**AIM:**
Tally the lines containing the word "diagram", and report the tally alone.
▽
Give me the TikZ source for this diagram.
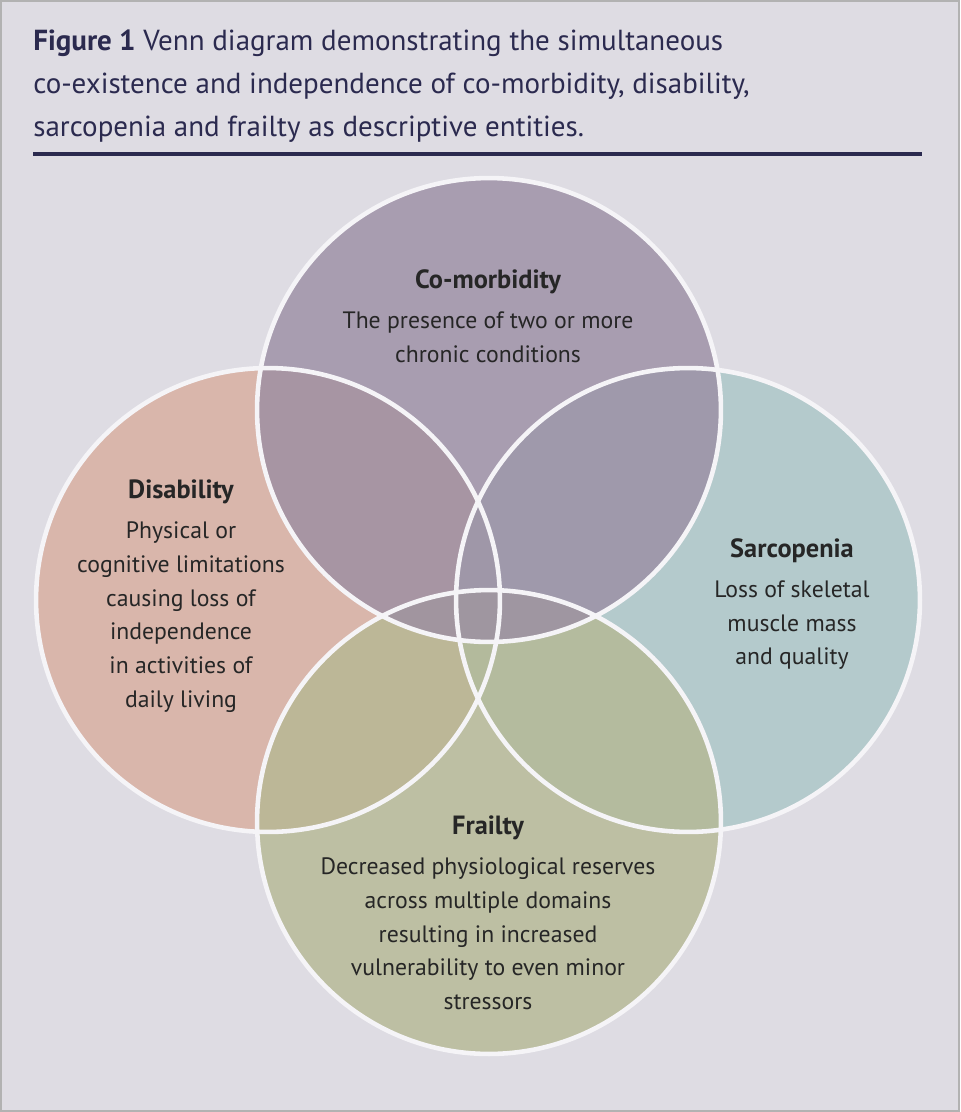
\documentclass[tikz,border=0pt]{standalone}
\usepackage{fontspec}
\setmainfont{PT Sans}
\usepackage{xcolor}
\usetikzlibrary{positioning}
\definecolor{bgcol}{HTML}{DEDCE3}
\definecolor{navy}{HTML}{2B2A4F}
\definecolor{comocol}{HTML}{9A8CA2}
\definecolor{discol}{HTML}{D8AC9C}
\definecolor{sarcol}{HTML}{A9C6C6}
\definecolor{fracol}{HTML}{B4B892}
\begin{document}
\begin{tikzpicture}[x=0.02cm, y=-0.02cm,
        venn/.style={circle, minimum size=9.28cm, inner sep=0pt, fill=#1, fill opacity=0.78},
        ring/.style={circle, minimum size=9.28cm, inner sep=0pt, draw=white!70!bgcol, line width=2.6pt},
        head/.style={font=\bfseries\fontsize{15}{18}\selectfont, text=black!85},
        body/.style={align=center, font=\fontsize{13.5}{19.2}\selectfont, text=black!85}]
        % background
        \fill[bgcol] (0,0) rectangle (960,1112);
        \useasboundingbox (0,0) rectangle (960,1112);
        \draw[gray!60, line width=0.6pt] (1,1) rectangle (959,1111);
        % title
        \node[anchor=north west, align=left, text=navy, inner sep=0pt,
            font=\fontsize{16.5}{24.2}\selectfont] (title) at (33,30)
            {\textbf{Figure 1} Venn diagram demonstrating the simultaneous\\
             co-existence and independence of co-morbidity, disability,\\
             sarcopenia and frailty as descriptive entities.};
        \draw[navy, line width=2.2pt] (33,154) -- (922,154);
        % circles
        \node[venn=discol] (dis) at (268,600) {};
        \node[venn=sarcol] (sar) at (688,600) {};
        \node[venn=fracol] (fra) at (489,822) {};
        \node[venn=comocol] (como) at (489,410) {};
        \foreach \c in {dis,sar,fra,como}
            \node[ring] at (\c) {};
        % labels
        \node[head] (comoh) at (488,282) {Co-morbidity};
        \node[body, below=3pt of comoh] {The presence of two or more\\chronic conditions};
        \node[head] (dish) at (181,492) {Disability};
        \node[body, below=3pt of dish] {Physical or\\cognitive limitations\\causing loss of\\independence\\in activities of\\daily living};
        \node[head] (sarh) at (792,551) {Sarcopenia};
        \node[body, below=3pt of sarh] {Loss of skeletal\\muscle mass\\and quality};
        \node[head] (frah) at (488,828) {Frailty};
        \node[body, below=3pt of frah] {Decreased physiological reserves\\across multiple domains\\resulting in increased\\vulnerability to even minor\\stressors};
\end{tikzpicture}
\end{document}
△
**THE REPLY:**
2